PROBLEM REQUIREMENTS
Reproduce all the material exactly, minus any pictures it holds.

GIVEN INFORMATION
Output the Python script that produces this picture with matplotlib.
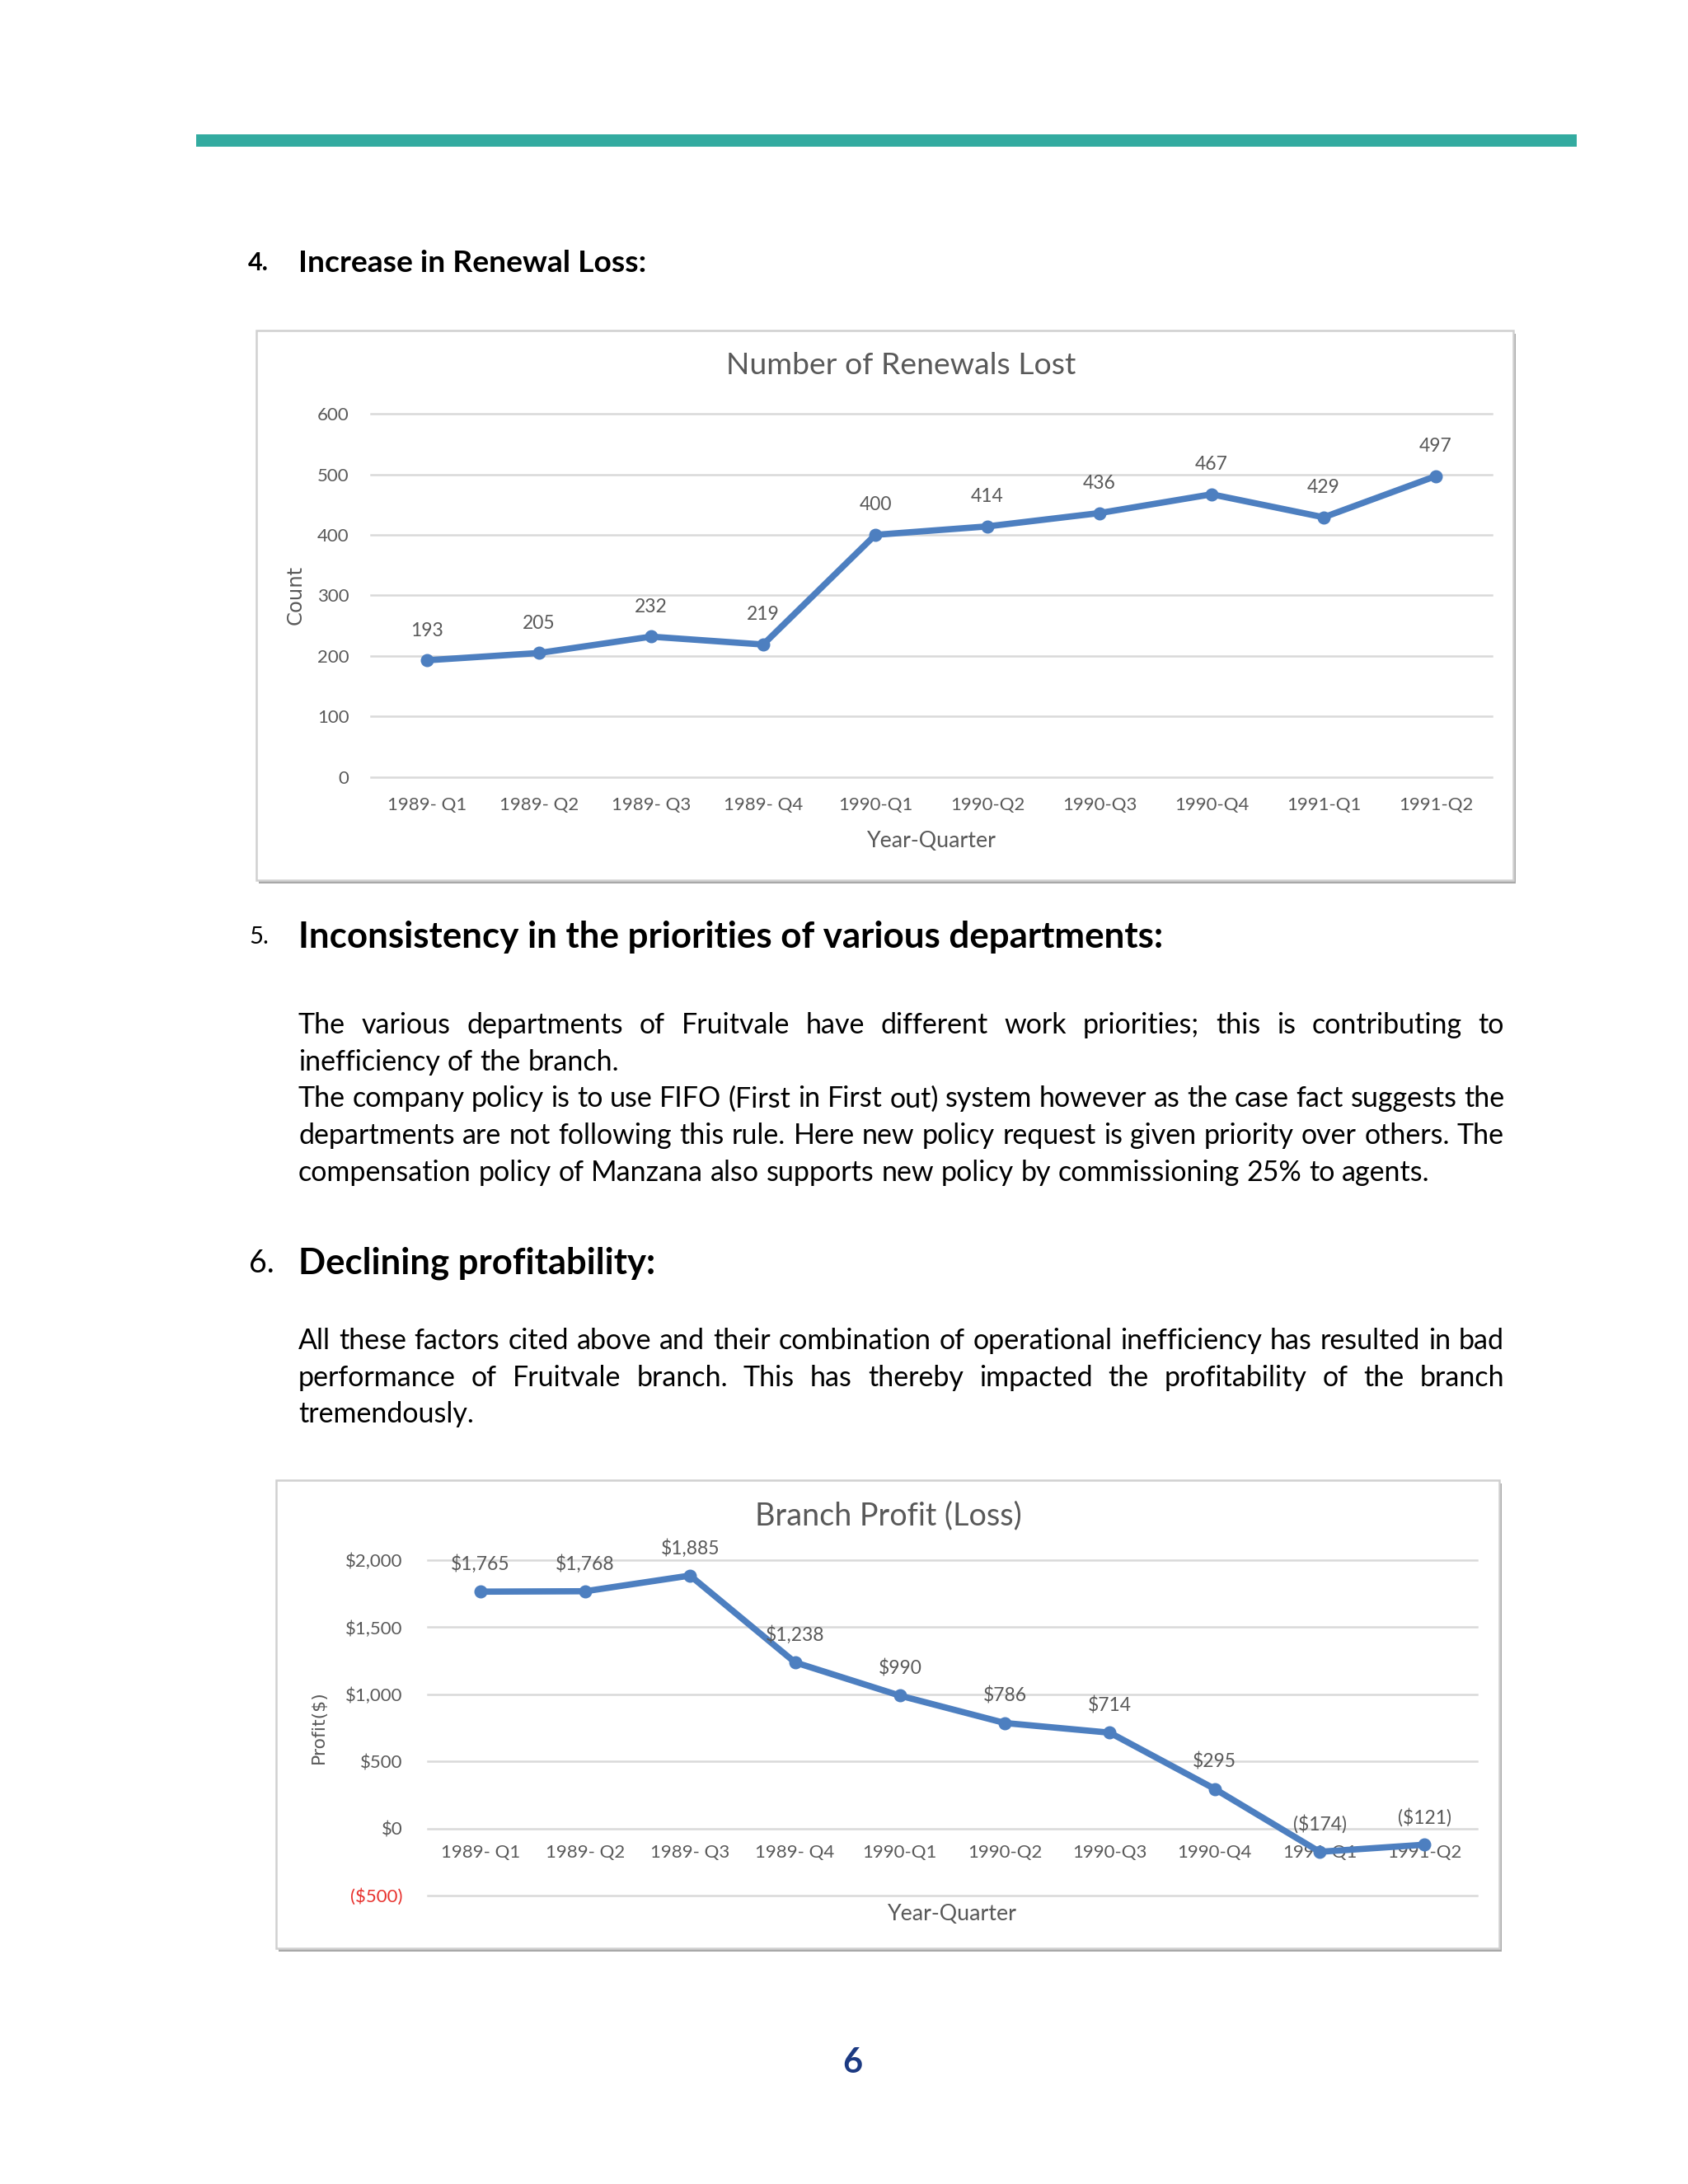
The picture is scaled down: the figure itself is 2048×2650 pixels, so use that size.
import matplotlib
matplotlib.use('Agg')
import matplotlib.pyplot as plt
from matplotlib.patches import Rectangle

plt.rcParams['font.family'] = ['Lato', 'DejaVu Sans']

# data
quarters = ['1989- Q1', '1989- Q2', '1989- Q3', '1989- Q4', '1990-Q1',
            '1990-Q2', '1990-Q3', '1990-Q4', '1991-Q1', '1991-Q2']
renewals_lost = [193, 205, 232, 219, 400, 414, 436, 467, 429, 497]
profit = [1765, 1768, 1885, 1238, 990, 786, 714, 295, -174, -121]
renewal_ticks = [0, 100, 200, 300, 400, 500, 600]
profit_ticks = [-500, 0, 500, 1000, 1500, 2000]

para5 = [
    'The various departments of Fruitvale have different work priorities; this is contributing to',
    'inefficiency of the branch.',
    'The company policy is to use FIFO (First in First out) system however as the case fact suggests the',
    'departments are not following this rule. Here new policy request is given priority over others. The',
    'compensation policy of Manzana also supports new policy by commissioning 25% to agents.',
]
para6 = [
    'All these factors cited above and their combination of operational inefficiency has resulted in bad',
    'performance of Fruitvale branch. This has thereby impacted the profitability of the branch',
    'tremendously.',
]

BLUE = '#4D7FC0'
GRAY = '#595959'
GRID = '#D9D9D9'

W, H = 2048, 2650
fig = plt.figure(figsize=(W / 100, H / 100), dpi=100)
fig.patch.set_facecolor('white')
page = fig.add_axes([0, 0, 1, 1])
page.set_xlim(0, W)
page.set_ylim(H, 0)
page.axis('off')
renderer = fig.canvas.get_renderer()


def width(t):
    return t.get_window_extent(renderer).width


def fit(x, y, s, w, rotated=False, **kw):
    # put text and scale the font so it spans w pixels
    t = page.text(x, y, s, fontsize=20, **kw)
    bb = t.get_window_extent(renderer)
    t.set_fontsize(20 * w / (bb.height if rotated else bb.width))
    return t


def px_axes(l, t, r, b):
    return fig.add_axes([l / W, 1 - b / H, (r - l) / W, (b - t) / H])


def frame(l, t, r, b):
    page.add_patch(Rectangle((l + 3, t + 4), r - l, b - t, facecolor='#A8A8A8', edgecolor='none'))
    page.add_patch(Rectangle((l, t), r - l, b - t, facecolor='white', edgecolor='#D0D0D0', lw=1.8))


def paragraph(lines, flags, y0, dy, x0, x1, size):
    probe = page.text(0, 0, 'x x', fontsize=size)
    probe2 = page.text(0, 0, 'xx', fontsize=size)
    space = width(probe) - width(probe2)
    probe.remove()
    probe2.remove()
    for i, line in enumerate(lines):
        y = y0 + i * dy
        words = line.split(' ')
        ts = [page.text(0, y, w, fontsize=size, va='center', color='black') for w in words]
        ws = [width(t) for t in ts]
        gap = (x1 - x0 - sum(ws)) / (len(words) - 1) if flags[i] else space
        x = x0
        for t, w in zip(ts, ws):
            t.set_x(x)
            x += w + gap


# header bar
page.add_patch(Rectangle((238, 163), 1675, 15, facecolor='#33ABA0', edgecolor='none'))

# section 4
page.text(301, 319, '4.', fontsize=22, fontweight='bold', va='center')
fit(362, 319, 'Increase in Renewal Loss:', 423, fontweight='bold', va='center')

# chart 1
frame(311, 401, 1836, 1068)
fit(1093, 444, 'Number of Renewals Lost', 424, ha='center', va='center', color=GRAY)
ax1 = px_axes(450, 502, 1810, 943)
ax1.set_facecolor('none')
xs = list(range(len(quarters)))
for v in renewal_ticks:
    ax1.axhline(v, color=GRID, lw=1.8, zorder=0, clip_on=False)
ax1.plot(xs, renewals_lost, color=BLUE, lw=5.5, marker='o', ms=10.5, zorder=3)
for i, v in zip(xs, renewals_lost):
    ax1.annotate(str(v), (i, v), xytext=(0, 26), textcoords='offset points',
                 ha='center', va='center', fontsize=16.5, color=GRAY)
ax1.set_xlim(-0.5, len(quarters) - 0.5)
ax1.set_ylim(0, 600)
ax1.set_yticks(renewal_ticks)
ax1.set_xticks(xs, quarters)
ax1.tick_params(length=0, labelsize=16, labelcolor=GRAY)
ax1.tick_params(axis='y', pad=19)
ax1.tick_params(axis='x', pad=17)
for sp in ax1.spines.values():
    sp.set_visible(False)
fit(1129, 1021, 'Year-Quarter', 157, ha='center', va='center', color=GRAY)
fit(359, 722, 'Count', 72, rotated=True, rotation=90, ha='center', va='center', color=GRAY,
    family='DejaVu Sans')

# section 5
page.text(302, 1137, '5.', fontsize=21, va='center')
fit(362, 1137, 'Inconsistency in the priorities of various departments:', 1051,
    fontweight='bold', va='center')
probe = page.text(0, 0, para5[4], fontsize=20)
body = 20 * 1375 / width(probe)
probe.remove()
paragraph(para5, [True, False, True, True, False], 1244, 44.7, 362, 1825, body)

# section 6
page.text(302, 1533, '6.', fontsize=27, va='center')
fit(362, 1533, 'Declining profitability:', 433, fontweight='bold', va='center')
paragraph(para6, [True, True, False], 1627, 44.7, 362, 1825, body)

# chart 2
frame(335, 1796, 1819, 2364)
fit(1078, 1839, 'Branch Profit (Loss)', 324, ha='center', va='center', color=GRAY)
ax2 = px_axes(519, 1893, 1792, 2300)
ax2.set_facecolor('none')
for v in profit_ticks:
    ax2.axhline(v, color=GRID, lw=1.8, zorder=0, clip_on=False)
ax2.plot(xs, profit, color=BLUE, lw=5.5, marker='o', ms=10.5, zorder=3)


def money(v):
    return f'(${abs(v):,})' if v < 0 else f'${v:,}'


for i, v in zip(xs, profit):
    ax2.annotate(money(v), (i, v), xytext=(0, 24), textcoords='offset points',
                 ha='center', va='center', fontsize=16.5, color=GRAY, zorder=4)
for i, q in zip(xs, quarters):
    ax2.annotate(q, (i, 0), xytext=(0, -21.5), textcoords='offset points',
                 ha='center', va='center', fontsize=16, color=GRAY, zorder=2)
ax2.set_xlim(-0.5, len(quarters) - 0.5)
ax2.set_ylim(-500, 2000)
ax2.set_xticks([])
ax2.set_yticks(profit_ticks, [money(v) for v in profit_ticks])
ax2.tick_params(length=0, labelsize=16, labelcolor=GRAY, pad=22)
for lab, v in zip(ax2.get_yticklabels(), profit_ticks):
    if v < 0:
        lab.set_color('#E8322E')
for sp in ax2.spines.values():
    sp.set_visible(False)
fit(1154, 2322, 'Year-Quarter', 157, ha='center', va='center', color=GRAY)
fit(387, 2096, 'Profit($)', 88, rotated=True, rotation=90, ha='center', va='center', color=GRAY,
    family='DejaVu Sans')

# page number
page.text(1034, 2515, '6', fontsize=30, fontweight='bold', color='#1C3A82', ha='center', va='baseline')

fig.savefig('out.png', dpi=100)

WRITTEN RESPONSE
Output the Python script that produces this picture with matplotlib.
The picture is scaled down: the figure itself is 2048×2650 pixels, so use that size.
import matplotlib
matplotlib.use('Agg')
import matplotlib.pyplot as plt
from matplotlib.patches import Rectangle

plt.rcParams['font.family'] = ['Lato', 'DejaVu Sans']

# data
quarters = ['1989- Q1', '1989- Q2', '1989- Q3', '1989- Q4', '1990-Q1',
            '1990-Q2', '1990-Q3', '1990-Q4', '1991-Q1', '1991-Q2']
renewals_lost = [193, 205, 232, 219, 400, 414, 436, 467, 429, 497]
profit = [1765, 1768, 1885, 1238, 990, 786, 714, 295, -174, -121]
renewal_ticks = [0, 100, 200, 300, 400, 500, 600]
profit_ticks = [-500, 0, 500, 1000, 1500, 2000]

para5 = [
    'The various departments of Fruitvale have different work priorities; this is contributing to',
    'inefficiency of the branch.',
    'The company policy is to use FIFO (First in First out) system however as the case fact suggests the',
    'departments are not following this rule. Here new policy request is given priority over others. The',
    'compensation policy of Manzana also supports new policy by commissioning 25% to agents.',
]
para6 = [
    'All these factors cited above and their combination of operational inefficiency has resulted in bad',
    'performance of Fruitvale branch. This has thereby impacted the profitability of the branch',
    'tremendously.',
]

BLUE = '#4D7FC0'
GRAY = '#595959'
GRID = '#D9D9D9'

W, H = 2048, 2650
fig = plt.figure(figsize=(W / 100, H / 100), dpi=100)
fig.patch.set_facecolor('white')
page = fig.add_axes([0, 0, 1, 1])
page.set_xlim(0, W)
page.set_ylim(H, 0)
page.axis('off')
renderer = fig.canvas.get_renderer()


def width(t):
    return t.get_window_extent(renderer).width


def fit(x, y, s, w, rotated=False, **kw):
    # put text and scale the font so it spans w pixels
    t = page.text(x, y, s, fontsize=20, **kw)
    bb = t.get_window_extent(renderer)
    t.set_fontsize(20 * w / (bb.height if rotated else bb.width))
    return t


def px_axes(l, t, r, b):
    return fig.add_axes([l / W, 1 - b / H, (r - l) / W, (b - t) / H])


def frame(l, t, r, b):
    page.add_patch(Rectangle((l + 3, t + 4), r - l, b - t, facecolor='#A8A8A8', edgecolor='none'))
    page.add_patch(Rectangle((l, t), r - l, b - t, facecolor='white', edgecolor='#D0D0D0', lw=1.8))


def paragraph(lines, flags, y0, dy, x0, x1, size):
    probe = page.text(0, 0, 'x x', fontsize=size)
    probe2 = page.text(0, 0, 'xx', fontsize=size)
    space = width(probe) - width(probe2)
    probe.remove()
    probe2.remove()
    for i, line in enumerate(lines):
        y = y0 + i * dy
        words = line.split(' ')
        ts = [page.text(0, y, w, fontsize=size, va='center', color='black') for w in words]
        ws = [width(t) for t in ts]
        gap = (x1 - x0 - sum(ws)) / (len(words) - 1) if flags[i] else space
        x = x0
        for t, w in zip(ts, ws):
            t.set_x(x)
            x += w + gap


# header bar
page.add_patch(Rectangle((238, 163), 1675, 15, facecolor='#33ABA0', edgecolor='none'))

# section 4
page.text(301, 319, '4.', fontsize=22, fontweight='bold', va='center')
fit(362, 319, 'Increase in Renewal Loss:', 423, fontweight='bold', va='center')

# chart 1
frame(311, 401, 1836, 1068)
fit(1093, 444, 'Number of Renewals Lost', 424, ha='center', va='center', color=GRAY)
ax1 = px_axes(450, 502, 1810, 943)
ax1.set_facecolor('none')
xs = list(range(len(quarters)))
for v in renewal_ticks:
    ax1.axhline(v, color=GRID, lw=1.8, zorder=0, clip_on=False)
ax1.plot(xs, renewals_lost, color=BLUE, lw=5.5, marker='o', ms=10.5, zorder=3)
for i, v in zip(xs, renewals_lost):
    ax1.annotate(str(v), (i, v), xytext=(0, 26), textcoords='offset points',
                 ha='center', va='center', fontsize=16.5, color=GRAY)
ax1.set_xlim(-0.5, len(quarters) - 0.5)
ax1.set_ylim(0, 600)
ax1.set_yticks(renewal_ticks)
ax1.set_xticks(xs, quarters)
ax1.tick_params(length=0, labelsize=16, labelcolor=GRAY)
ax1.tick_params(axis='y', pad=19)
ax1.tick_params(axis='x', pad=17)
for sp in ax1.spines.values():
    sp.set_visible(False)
fit(1129, 1021, 'Year-Quarter', 157, ha='center', va='center', color=GRAY)
fit(359, 722, 'Count', 72, rotated=True, rotation=90, ha='center', va='center', color=GRAY,
    family='DejaVu Sans')

# section 5
page.text(302, 1137, '5.', fontsize=21, va='center')
fit(362, 1137, 'Inconsistency in the priorities of various departments:', 1051,
    fontweight='bold', va='center')
probe = page.text(0, 0, para5[4], fontsize=20)
body = 20 * 1375 / width(probe)
probe.remove()
paragraph(para5, [True, False, True, True, False], 1244, 44.7, 362, 1825, body)

# section 6
page.text(302, 1533, '6.', fontsize=27, va='center')
fit(362, 1533, 'Declining profitability:', 433, fontweight='bold', va='center')
paragraph(para6, [True, True, False], 1627, 44.7, 362, 1825, body)

# chart 2
frame(335, 1796, 1819, 2364)
fit(1078, 1839, 'Branch Profit (Loss)', 324, ha='center', va='center', color=GRAY)
ax2 = px_axes(519, 1893, 1792, 2300)
ax2.set_facecolor('none')
for v in profit_ticks:
    ax2.axhline(v, color=GRID, lw=1.8, zorder=0, clip_on=False)
ax2.plot(xs, profit, color=BLUE, lw=5.5, marker='o', ms=10.5, zorder=3)


def money(v):
    return f'(${abs(v):,})' if v < 0 else f'${v:,}'


for i, v in zip(xs, profit):
    ax2.annotate(money(v), (i, v), xytext=(0, 24), textcoords='offset points',
                 ha='center', va='center', fontsize=16.5, color=GRAY, zorder=4)
for i, q in zip(xs, quarters):
    ax2.annotate(q, (i, 0), xytext=(0, -21.5), textcoords='offset points',
                 ha='center', va='center', fontsize=16, color=GRAY, zorder=2)
ax2.set_xlim(-0.5, len(quarters) - 0.5)
ax2.set_ylim(-500, 2000)
ax2.set_xticks([])
ax2.set_yticks(profit_ticks, [money(v) for v in profit_ticks])
ax2.tick_params(length=0, labelsize=16, labelcolor=GRAY, pad=22)
for lab, v in zip(ax2.get_yticklabels(), profit_ticks):
    if v < 0:
        lab.set_color('#E8322E')
for sp in ax2.spines.values():
    sp.set_visible(False)
fit(1154, 2322, 'Year-Quarter', 157, ha='center', va='center', color=GRAY)
fit(387, 2096, 'Profit($)', 88, rotated=True, rotation=90, ha='center', va='center', color=GRAY,
    family='DejaVu Sans')

# page number
page.text(1034, 2515, '6', fontsize=30, fontweight='bold', color='#1C3A82', ha='center', va='baseline')

fig.savefig('out.png', dpi=100)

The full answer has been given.